No passado, aceitava-se que essa fosse a relação das mulheres com o espelho. Durante séculos de status social subalterno, as mulheres deviam tudo ao homem que elas saberiam ou não seduzir. Elas eram portanto condenadas a serem gostadas ou sumirem do mapa (perdão, do espelho). A dita vaidade feminina era uma necessidade social. A mesma vaidade do lado do homem seria debilidade sem justificação: afinal, um homem para ser alguém não precisava depender de nenhuma sedução. Melhor seria que confiasse em sua probidade ou força (eventualmente de caráter).

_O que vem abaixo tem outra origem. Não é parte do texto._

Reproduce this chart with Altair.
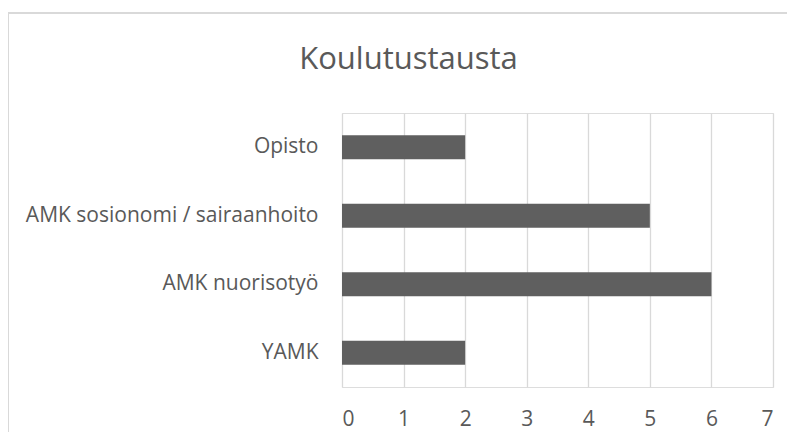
import altair as alt
import pandas as pd

categories = ["Opisto", "AMK sosionomi / sairaanhoito", "AMK nuorisotyö", "YAMK"]
values = [2, 5, 6, 2]
x_ticks = [0, 1, 2, 3, 4, 5, 6, 7]

df = pd.DataFrame({"cat": categories, "val": values})

FONT = "Open Sans"
GREY = "#595959"

bars = alt.Chart(df).mark_bar(color="#5f5f5f").encode(
    y=alt.Y(
        "cat:N",
        sort=categories,
        title=None,
        scale=alt.Scale(paddingInner=0.65, paddingOuter=0.325),
        axis=alt.Axis(
            domain=False, ticks=False, grid=False,
            labelFont=FONT, labelFontSize=21, labelColor=GREY,
            labelPadding=24, labelLimit=400,
        ),
    ),
    x=alt.X(
        "val:Q",
        title=None,
        scale=alt.Scale(domain=[0, 7], nice=False),
        axis=alt.Axis(
            values=x_ticks, domain=False, ticks=False, grid=True,
            gridColor="#d9d9d9", gridWidth=1.3,
            labelFont=FONT, labelFontSize=21, labelColor=GREY,
            labelPadding=21,
        ),
    ),
)

border_left = alt.Chart(df).mark_rule(color="#d9d9d9", strokeWidth=1.5).encode(
    x=alt.value(-334), y=alt.value(-100), y2=alt.value(330)
)
border_top = alt.Chart(df).mark_rule(color="#d9d9d9", strokeWidth=1.5).encode(
    x=alt.value(-334), x2=alt.value(460), y=alt.value(-100)
)

chart = alt.layer(border_left, border_top, bars).properties(
    width=431,
    height=274,
    title=alt.TitleParams(
        "Koulutustausta", font=FONT, fontSize=31, fontWeight="normal",
        color=GREY, anchor="middle", frame="group", dx=-149, offset=-88,
        baseline="alphabetic",
    ),
    autosize=alt.AutoSizeParams(type="none"),
    padding={"left": 334, "top": 105, "right": 14, "bottom": 45},
).configure_view(stroke=None).configure(background="white")

chart.save("out.html", embed_options={"renderer": "svg", "actions": False})
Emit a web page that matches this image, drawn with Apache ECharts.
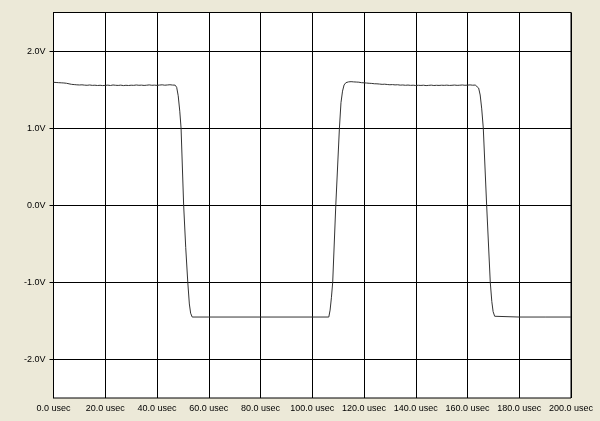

Hoje os homens ficam facilmente plantados em frente do espelho (nas academias do mundo -verdadeiras e metafóricas), extasiados perante seus bíceps flexionados. Em geral, eles tentam convencer a platéia de que estão se regozijando na tranquila contemplação de sua própria virilidade. As mulheres sabem por experiência que esse novo interesse deles para o espelho é filho da mesma insegurança da qual elas sofreram.
Todos, homens e mulheres, somos hoje suspensos à aprovação dos outros. Somos todos reféns do olhar dos outros. É esse o quadro social em que vive a personalidade narcisista: cronicamente insegura (será que me amam?) e aparentemente vazia (farei e serei o que preciso para ser amado).
Essa figura fraca e complacente é o ícone de nossa época, fonte de nossos cinismos e de nossas inconsistências.
Essa mesma figura é também filha da liberdade: somos inseguros e vazios porque abandonamos as definições intrínsecas de nós mesmos, de nossa posição ou função social.
Com isso, ficamos sedentos de qualquer coisa que nos defina, nos assegurando que não somos invisíveis. Sedentos, por exemplo, das reportagens de "cotidiano", "sociedade" ou "comportamento", nas quais verificamos que nossa imagem existe e consiste, pois ela está hoje na capa da revista e é compartilhada por muitos. Somos um ou uma dos brasileiros dos quais se trata, reconhecíveis, por exemplo, por usar camisinha menos do que precisa.
Devemos viver tempos verdadeiramente comunitários. Precisamos que outros nos prezem para considerar com benevolência nossa própria cara e nos encontramos definidos, confirmados e felizes nas descrições estatísticas de comportamento e costumes.